I am no art critic nor collector, but I know that choosing a frame for a piece of art can make a big difference to how that picture ends up looking when placed on the wall. The frame can add depth to an image or be so totally ornate and bling that it detracts from the actual image in the frame. The concept of reframing thoughts, feelings, people, ourselves, situations or relationships is a useful strategy that we can use in our lives and particularly as we show up as parents to our kids cause reframing can help us see things in a whole new light. And a whole new light can be a very good thing!

 

What is Reframing?

Reframing is a technique that is used in different disciplines such as coaching, counselling, therapy and marketing. However it is a useful technique that we can use effectively in our day to day lives when we are aware of what it is and we are switched on to the possibilities it can offer us. Reframing something allows us the opportunity to see things from a different perspective and sometimes seeing things from a different perspective can help us move forward in a potentially more positive way. So, for example our child may be behaving in a negative way, being extremely rude to us and we may want to come down on them like a ton of bricks and feel that they are disgusting human beings and we have utterly failed as parents. This perspective digs deep into negativity, judgment, accusations and stuckness. If we shift our viewpoint, we may be able to see that their beahviour is stemming from somewhere. It would be helpful to be curious and understand what is happening behind the scenes for them so that we can respond in both an empathic and boundaried way that can perhaps support and shift things forward rather than adding fuel to the fire.

 

What reframing is not!

· Easy

If only reframing were a simple and easy manoeuvre but let’s not kid – it is not. We need to recognise that seeing things from a different perspective is often a challenging task and may take some very conscious hard work. Sometimes it may mean getting help from a professional who can assist us in understanding where our perspective comes from and how we have arrived there.

 

· Toxic positivity

Reframing things does not mean a denial of either our felt or practical reality. It does not mean just shoving on those rose-tinted glasses and pressing the denial switch and just being positive and upbeat no matter what the circumstances. Seeing things from a different perspective may very much include acknowledging how challenging the current circumstances are and should never be about denying or diminishing that reality. For example, saying to someone who has just lost their job “everything happens for a reason” can be diminishing of the felt reality that this stressor brings.

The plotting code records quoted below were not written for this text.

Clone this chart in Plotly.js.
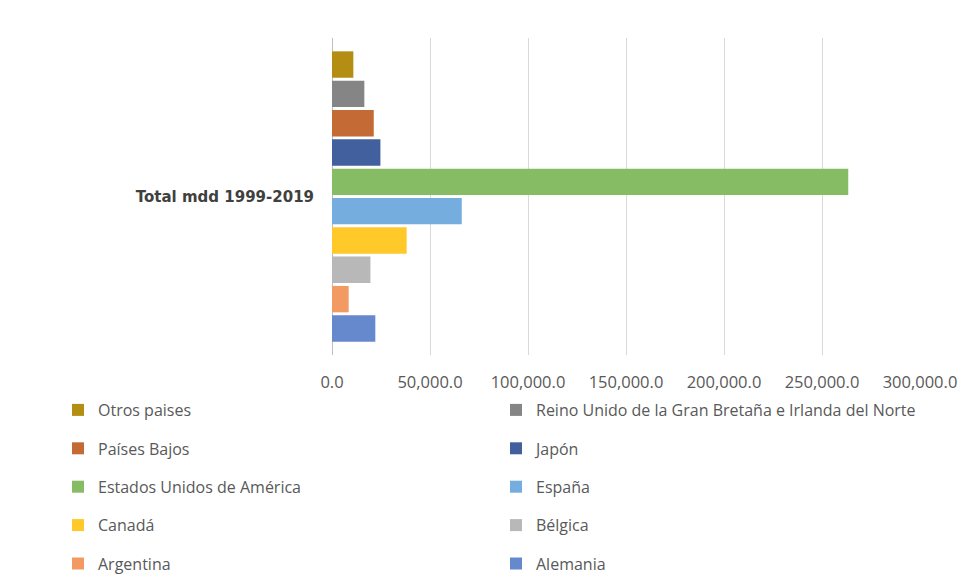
<!DOCTYPE html>
<html>
<head>
<meta charset="utf-8">
<script src="https://cdn.plot.ly/plotly-3.0.1.min.js"></script>
<style>html,body{margin:0;padding:0;background:#fff;}#chart{width:961px;height:577px;}</style>
</head>
<body>
<div id="chart"></div>
<script>
// Data (bottom-to-top order in the chart)
const category = ["Total mdd 1999-2019"];
const countries = ["Alemania", "Argentina", "Bélgica", "Canadá", "España",
  "Estados Unidos de América", "Japón", "Países Bajos",
  "Reino Unido de la Gran Bretaña e Irlanda del Norte", "Otros paises"];
const values = [22100, 8500, 19600, 38100, 66200, 263400, 24700, 21300, 16500, 10900];
const colors = ["#6688CC", "#F29A62", "#B8B8B8", "#FFC92A", "#75ADDF",
  "#86BC63", "#42609E", "#C46A35", "#858585", "#B38E12"];
const legendColumn = ["legend2", "legend", "legend2", "legend", "legend2",
  "legend", "legend2", "legend", "legend2", "legend"];

const traces = countries.map((name, i) => ({
  type: "bar",
  orientation: "h",
  name: name,
  y: category,
  x: [values[i]],
  marker: {color: colors[i], line: {width: 0}},
  legend: legendColumn[i],
  legendgroup: "g" + i,
  legendrank: 100 - i,
  hoverinfo: "x+name"
}));

const legendFont = {family: "Open Sans, sans-serif", size: 16, color: "#595959"};
const layout = {
  width: 961, height: 577,
  paper_bgcolor: "#ffffff", plot_bgcolor: "#ffffff",
  margin: {l: 332, r: 41, t: 38, b: 222, autoexpand: false},
  barmode: "group",
  bargap: 0.075,
  bargroupgap: 0.1,
  xaxis: {
    range: [0, 300000],
    tickvals: [0, 50000, 100000, 150000, 200000, 250000, 300000],
    tickformat: ",.1f",
    tickangle: 0,
    showgrid: true, gridcolor: "#D9D9D9", gridwidth: 1,
    zeroline: true, zerolinecolor: "#BFBFBF", zerolinewidth: 1,
    showline: false,
    ticks: "outside", ticklen: 12, tickcolor: "rgba(0,0,0,0)",
    tickfont: {family: "Open Sans, sans-serif", size: 16.5, color: "#595959"},
    fixedrange: true
  },
  yaxis: {
    type: "category",
    showgrid: false, zeroline: false, showline: false,
    ticks: "outside", ticklen: 14, tickcolor: "rgba(0,0,0,0)",
    tickfont: {family: "DejaVu Sans, sans-serif", size: 15, color: "#404040", weight: "bold"},
    fixedrange: true
  },
  showlegend: true,
  legend: {
    xref: "container", yref: "container",
    x: 58 / 961, xanchor: "left",
    y: 1 - 393 / 577, yanchor: "top",
    orientation: "v",
    traceorder: "grouped",
    tracegroupgap: 14.6,
    font: legendFont,
    bgcolor: "rgba(0,0,0,0)"
  },
  legend2: {
    xref: "container", yref: "container",
    x: 496 / 961, xanchor: "left",
    y: 1 - 393 / 577, yanchor: "top",
    orientation: "v",
    traceorder: "grouped",
    tracegroupgap: 14.6,
    font: legendFont,
    bgcolor: "rgba(0,0,0,0)"
  }
};

Plotly.newPlot("chart", traces, layout, {displayModeBar: false, staticPlot: true});
</script>
</body>
</html>
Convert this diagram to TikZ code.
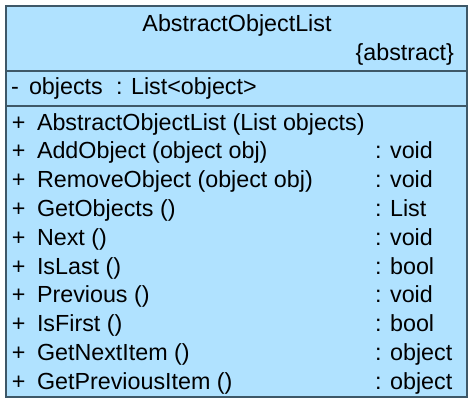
\documentclass[tikz,border=0pt]{standalone}
\usepackage{fontspec}
\setmainfont{Liberation Sans}
\definecolor{boxfill}{RGB}{176,226,255}
\definecolor{boxline}{RGB}{62,88,104}
\begin{document}
\begin{tikzpicture}[x=1pt,y=-1pt,
  txt/.style={inner sep=0pt,outer sep=0pt,font=\fontsize{23.3}{28}\selectfont,text=black},
  lft/.style={txt,anchor=base west},
  sep/.style={draw=boxline,line width=1.6pt}]
\useasboundingbox[fill=white] (0,0) rectangle (474,404);
\node[draw=boxline,fill=boxfill,line width=2pt,inner sep=0pt,minimum width=461pt,minimum height=391pt,anchor=north west] (box) at (5,5) {};
\coordinate (d1l) at (5,71); \coordinate (d1r) at (466,71);
\coordinate (d2l) at (5,106); \coordinate (d2r) at (466,106);
\draw[sep] (d1l) -- (d1r);
\draw[sep] (d2l) -- (d2r);
\node[txt,anchor=base] (title) at (237,31.5) {AbstractObjectList};
\node[txt,anchor=base east] (abs) at (454,61) {\{abstract\}};
\node[lft] (am) at (11,95) {-};
\node[lft] (an) at (29,95) {objects};
\node[lft] (at) at (116,95) {: List<object>};
\foreach \n/\name/\ret [count=\i from 0] in {
  m1/{AbstractObjectList (List objects)}/{},
  m2/{AddObject (object obj)}/{: void},
  m3/{RemoveObject (object obj)}/{: void},
  m4/{GetObjects ()}/{: List},
  m5/{Next ()}/{: void},
  m6/{IsLast ()}/{: bool},
  m7/{Previous ()}/{: void},
  m8/{IsFirst ()}/{: bool},
  m9/{GetNextItem ()}/{: object},
  m10/{GetPreviousItem ()}/{: object}} {
  \pgfmathsetmacro{\yy}{130+28.8*\i}
  \node[lft] (\n p) at (12,\yy) {+};
  \node[lft] (\n) at (37,\yy) {\name};
  \node[lft] (\n r) at (375,\yy) {\ret};
}
\end{tikzpicture}
\end{document}
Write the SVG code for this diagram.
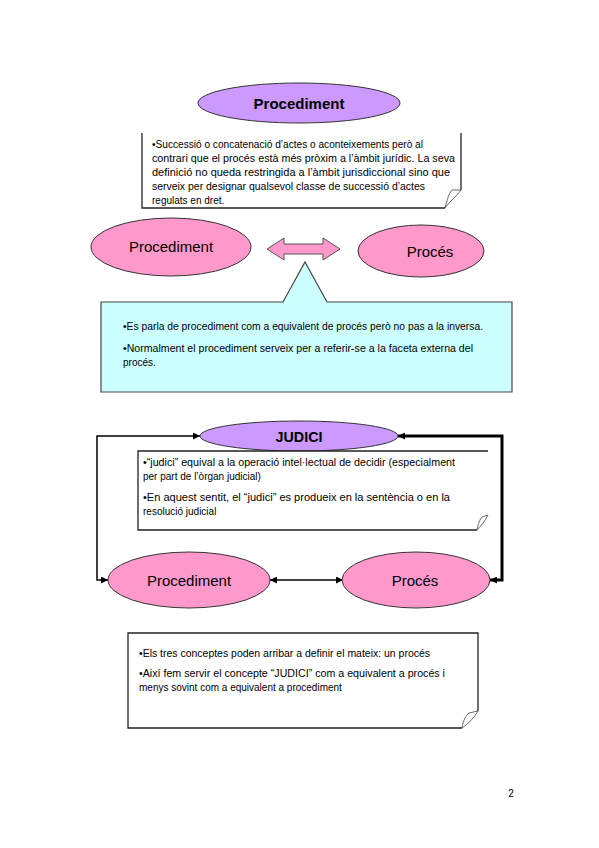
<svg xmlns="http://www.w3.org/2000/svg" width="599" height="848" viewBox="0 0 599 848">
<defs>
<style>
.purple{fill:#cc99ff;stroke:#333;stroke-width:1}
.pink{fill:#ff99cc;stroke:#333;stroke-width:1}
.lbl{font-family:"Liberation Sans",Arial,sans-serif;font-size:15px;fill:#000;text-anchor:middle}
.b{font-weight:bold}
.t{font-family:"Liberation Sans",Arial,sans-serif;font-size:10px;fill:#000}
.note{fill:#fff;stroke:none}
.edge{fill:none;stroke:#222;stroke-width:1.3}
.curl{fill:#fff;stroke:#444;stroke-width:0.8}
.conn{fill:none;stroke:#000}
</style>
<marker id="ah" viewBox="0 0 10 10" refX="10" refY="5" markerWidth="8" markerHeight="7" markerUnits="userSpaceOnUse" orient="auto-start-reverse">
<path d="M0,0 L10,5 L0,10 Z" fill="#000"/>
</marker>
</defs>
<rect width="599" height="848" fill="#fff"/>

<g id="connectors">
<path class="conn" stroke-width="1.5" d="M200,436 H97 V580 H108" marker-start="url(#ah)" marker-end="url(#ah)"/>
<path class="conn" stroke-width="3" d="M398,436 H502 V580 H490" marker-start="url(#ah)" marker-end="url(#ah)"/>
<path class="conn" stroke-width="1.5" d="M270,580 H343" marker-start="url(#ah)" marker-end="url(#ah)"/>
<polygon points="267,249 284,238 284,244 323,244 323,238 340,249 323,260 323,254 284,254 284,260" fill="#ff99cc" stroke="#555" stroke-width="1"/>
</g>

<g id="procediment-top">
<ellipse class="purple" cx="299" cy="103" rx="101" ry="20"/>
<text class="lbl b" x="299" y="109">Procediment</text>
</g>

<g id="note-top">
<path class="note" d="M142,133 H461 V190 L445,208 H142 Z"/>
<path class="edge" d="M142,133 V208 H445"/>
<path class="edge" d="M461,133 V190"/>
<path class="curl" d="M445,208 C447,200 449,193 452,190 L461,190 C457,196 450,201 445,208 Z"/>
<text class="t" x="152" y="148" textLength="271" lengthAdjust="spacingAndGlyphs">•Successió o concatenació d’actes o aconteixements però al</text>
<text class="t" x="152" y="162" textLength="303" lengthAdjust="spacingAndGlyphs">contrari que el procés està més pròxim a l’àmbit jurídic. La seva</text>
<text class="t" x="152" y="176" textLength="298" lengthAdjust="spacingAndGlyphs">definició no queda restringida a l’àmbit jurisdiccional sino que</text>
<text class="t" x="152" y="190" textLength="273" lengthAdjust="spacingAndGlyphs">serveix per designar qualsevol classe de successió d’actes</text>
<text class="t" x="152" y="204">regulats en dret.</text>
</g>

<g id="procediment-mid">
<ellipse class="pink" cx="171" cy="247" rx="80" ry="29"/>
<text class="lbl" x="171" y="252">Procediment</text>
</g>

<g id="proces-mid">
<ellipse class="pink" cx="421" cy="251" rx="63" ry="26"/>
<text class="lbl" x="430" y="257">Procés</text>
</g>

<g id="callout">
<path d="M101,302 H283 L305,262 L327,302 H512 V392 H101 Z" fill="#ccffff" stroke="#444" stroke-width="1.2"/>
<text class="t" x="123" y="330" textLength="360" lengthAdjust="spacingAndGlyphs">•Es parla de procediment com a equivalent de procés però no pas a la inversa.</text>
<text class="t" x="123" y="352" textLength="350" lengthAdjust="spacingAndGlyphs">•Normalment el procediment serveix per a referir-se a la faceta externa del</text>
<text class="t" x="123" y="366">procés.</text>
</g>

<g id="judici">
<ellipse class="purple" cx="299" cy="436" rx="99" ry="15"/>
<text class="lbl b" x="299" y="442" textLength="47" lengthAdjust="spacingAndGlyphs">JUDICI</text>
</g>

<g id="note-judici">
<path class="note" d="M138,451 H488 V515 L477,530 H138 Z"/>
<path class="edge" d="M488,451 H138 V530 H477"/>
<path class="curl" d="M477,530 C478,524 480,519 482,517 L488,515 C485,521 481,526 477,530 Z"/>
<text class="t" x="143" y="466" textLength="312" lengthAdjust="spacingAndGlyphs">•“judici” equival a la operació intel·lectual de decidir (especialment</text>
<text class="t" x="143" y="480">per part de l’òrgan judicial)</text>
<text class="t" x="143" y="501" textLength="307" lengthAdjust="spacingAndGlyphs">•En aquest sentit, el “judici” es produeix en la sentència o en la</text>
<text class="t" x="143" y="515">resolució judicial</text>
</g>

<g id="procediment-low">
<ellipse class="pink" cx="189" cy="580" rx="81" ry="28"/>
<text class="lbl" x="189" y="586">Procediment</text>
</g>

<g id="proces-low">
<ellipse class="pink" cx="416" cy="580" rx="74" ry="28"/>
<text class="lbl" x="415" y="586">Procés</text>
</g>

<g id="note-bottom">
<path class="note" d="M128,633 H478 V711 L462,728 H128 Z"/>
<path class="edge" d="M478,711 V633 H128 V728 H462"/>
<path class="curl" d="M462,728 C463,721 466,715 469,713 L478,711 C474,718 468,724 462,728 Z"/>
<text class="t" x="139" y="657" textLength="291" lengthAdjust="spacingAndGlyphs">•Els tres conceptes poden arribar a definir el mateix: un procés</text>
<text class="t" x="139" y="677" textLength="306" lengthAdjust="spacingAndGlyphs">•Així fem servir el concepte “JUDICI” com a equivalent a procés i</text>
<text class="t" x="139" y="691">menys sovint com a equivalent a procediment</text>
</g>

<text x="511" y="797" font-family="Liberation Sans, Arial, sans-serif" font-size="10" fill="#000" text-anchor="middle">2</text>
</svg>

Why reframing can be helpful

· It can help get us unstuck

When we continuously see things from one perspective, we can generally push play and repeat for how we treat ourselves and others in our repeated patterned ways. But when we look at things in a different way, it can give us the option to move forward in a new way. And what a relief that can be!

We can ask ourselves or others “what would this look like if I allowed myself to make this change?”

 

· It allows us to generate options

So often we think that there really is only one way to see or do things but when we open ourselves up to reframing things, we are able to come up with different ways of understanding or problem solving challenging things. Generating options from the ridiculous to the feasible opens our minds and hearts to options we may never have considered, and this can be both useful and liberating.

We can ask ourselves or others, “ What other possible ways are there of thinking about this even if I don’t like them or agree with them?”

 

· It can help us react differently

When we open ourselves to reframing things, we open the possibility of reacting differently from how we usually do. One of the most empowering things we have in our lives is choosing how to respond to something. Often things trigger us in predictable ways but knowing there are other perspectives to be had empowers us with the option of reacting differently and allowing for real growth and change.

We can ask ourselves or others, “ What can I do to provide a buffer between a triggering stimulus and my usual response?”

 

· It can help to energise us

When we are confronted with challenging feelings, people or circumstances our energy is often severely depleted and we feel we cannot act, we cannot move forward. Opening ourselves to a different perspective can help to energise us so that we are better equipped to move through difficult times in a resilient way.

We can ask ourselves or others, “What is one small thing I could do about this, just one thing.”

 

· It can increase empathy

When we can help ourselves or others reframe something, we increase the possibility of empathy and empathy in turn helps us to get better at reframing things. Empathy allows us to reflect on what other’s emotions are and what they may be feeling or thinking. It does not mean we have to agree with them, but it helps us understand better and therefore respond better.

We can ask ourselves or others, “What possible feelings are behind their behaviours.”

Putting a different frame on things can really help us to see things from a different vantage point. We are all humans trying to make sense of things and show up in the best way possible. Knowing that we can reframe our perspectives is a positive and powerful thing.